I've lived overseas for much of the past 15 years. Now I've got some time stateside. I want to see and talk to regular Americans, not the caracatures that partisan news outlets create and social media users amplify with clever video cuts and decontextualized quotes that maintain only the most tenuous toehold on truth. For reasons I don't fully understand, people seem a lot more willing to waltz into conversation with a stranger on a motorcycle than they are with a stranger in a Mazda. Maybe it's the absence of a cocoon of steel and glass around you. Maybe it's the way riders wear the weather and the world all over their face and shins, and it's tangled in their hair; it's like they're open to everything, so they probably wouldn't scowl at a chat. Often these little conversations just skim the surface of anything. But sometimes they plum surprising depths. It just sort of happens. And there you are, standing in a parking lot with a rando, listening to them talk about things they love, things they worry about, things they dream of. Given the chance, people mesh.

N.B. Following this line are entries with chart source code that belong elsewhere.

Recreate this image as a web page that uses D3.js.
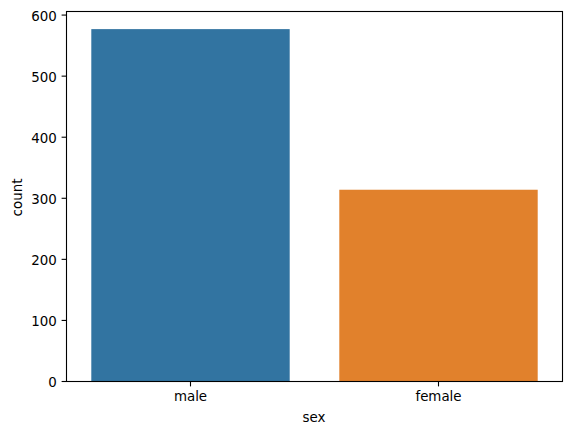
<!DOCTYPE html>
<html>
<head>
<meta charset="utf-8">
<script src="https://cdn.jsdelivr.net/npm/d3@7"></script>
<style>
    html, body { margin: 0; padding: 0; background: #fff; }
    svg { display: block; }
    text { font-family: "DejaVu Sans", sans-serif; fill: #000; }
</style>
</head>
<body>
<svg id="chart"></svg>
<script>
const categories = ['male', 'female']
const counts = [577, 314]
const barColors = ['#3274a1', '#e1812c']
const yTicks = [0, 100, 200, 300, 400, 500, 600]

const width = 571, height = 434
const margin = {top: 11.5, left: 66.5}
const innerW = 496
const innerH = 370
const fontSize = '13.4px'

const svg = d3.select('#chart').attr('width', width).attr('height', height)
const g = svg.append('g').attr('transform', 'translate(' + margin.left + ',' + margin.top + ')')

// seaborn style: each category takes 1 unit, bar 0.8 of it
const x = d3.scaleBand().domain(categories).range([0, innerW]).paddingInner(0.2).paddingOuter(0.1)
const y = d3.scaleLinear().domain([0, d3.max(counts) * 1.05]).range([innerH, 0])

g.selectAll('rect.bar')
    .data(categories)
    .join('rect')
    .attr('class', 'bar')
    .attr('x', d => x(d))
    .attr('width', x.bandwidth())
    .attr('y', (d, i) => y(counts[i]))
    .attr('height', (d, i) => innerH - y(counts[i]))
    .attr('fill', (d, i) => barColors[i])

// axes
const xAxis = g.append('g')
    .attr('transform', 'translate(0,' + innerH + ')')
    .call(d3.axisBottom(x).offset(0).tickSize(4.9).tickPadding(4.9))
const yAxis = g.append('g')
    .call(d3.axisLeft(y).offset(0).tickValues(yTicks).tickSize(4.9).tickPadding(4.9))

xAxis.selectAll('text').attr('font-size', fontSize).style('font-family', '"DejaVu Sans", sans-serif')
yAxis.selectAll('text').attr('font-size', fontSize).attr('dy', '0.43em').style('font-family', '"DejaVu Sans", sans-serif')
xAxis.selectAll('line').attr('stroke', '#000').attr('stroke-width', 1.1)
yAxis.selectAll('line').attr('stroke', '#000').attr('stroke-width', 1.1)
xAxis.select('.domain').remove()
yAxis.select('.domain').remove()

// frame
g.append('rect')
    .attr('width', innerW)
    .attr('height', innerH)
    .attr('fill', 'none')
    .attr('stroke', '#000')
    .attr('stroke-width', 1.1)

// axis labels
g.append('text')
    .attr('x', innerW / 2 - 0.5)
    .attr('y', innerH + 40.5)
    .attr('text-anchor', 'middle')
    .attr('font-size', fontSize)
    .text('sex')

g.append('text')
    .attr('transform', 'translate(' + (-45) + ',' + (innerH / 2 + 1) + ') rotate(-90)')
    .attr('text-anchor', 'middle')
    .attr('font-size', fontSize)
    .text('count')
</script>
</body>
</html>
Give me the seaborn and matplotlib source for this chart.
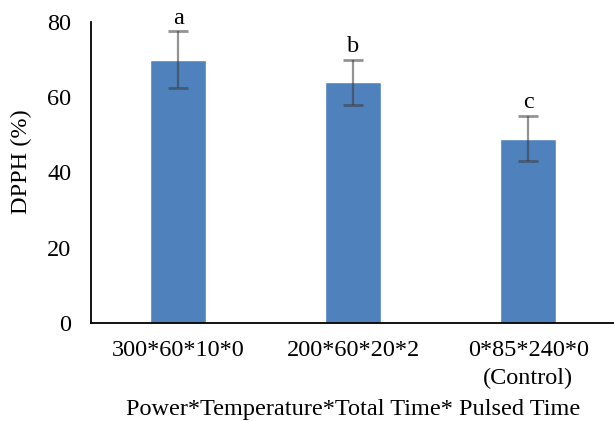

I want to tread on America’s skin, too. The deep deserts and immovable mountains, craggy hills and wide skies, lakes and plains and green forests, cities conjured from the depths of human ingenuity. The idea that America has a rotten core, and that some insidious Other is responsible, is good business and even better politics. I don't buy it though. I've unsubscribed. I think America still has a good, solid, beating heart. So I think maybe I'm riding all the way across this country without car doors and windows to mediate my relationship with the nation mostly so that I can write my own narrative of America and Americans.

These aren't actually purple mountains we're riding through. They're blue mountains. The Blue Mountains, to be precise. They partition central Oregon from western Idaho's fertile valleys, which Idahoans waste growing onions and Oreida french fries. We left triple digit heat behind us in Idaho's lower elevations. Now it's five o'clock and the sky is in tumult. Curtains of rain hang to the south and black clouds brood to the north, contemplating busting open. I think maybe I can split the storms right down the middle on dry pavement. This is my opinion because a man at a gas station in Baker City twenty miles back told me so. I said, "Think I can make it to La Grande without getting wet?" He gazed sagely to the west and said, "Yup." He was lightly stoned.

A few miles further and the highway is suddenly wet. My skin is still dry but I'm nipping at the heels of the storm. That sweet and full scent of damp pines and sage brush mingles with the smell of rainy pavement. My nose can't decide whether this frangrance is wet or dry. I decide it's both. Just like summer.

My bike starts to drop into a narrow canyon, the soaring walls framing the road are kaleidoscopes of green, the temperature plummets. The wet earth breathing cool and low into the sky, the angry clouds pushing down over the mountains with cold fists. There is something elemental, something alive, about the world moving raw and real across your skin with no windshield to shunt it aside, no climate-controlled bubble to smother you. The sense that all of this is always happening but you never really notice because you're never really there.

I'm there now. Water needles my face. It's starting to rain. But the clouds way off to the west are thinning, tired of glowering. They've swelled and burst and now they're falling to pieces, dying in summer evening sunlight that streams in beneath the thunderstorms overhead. It's raining and it's flaming in the big, beating heart of America, up above the fruited plain.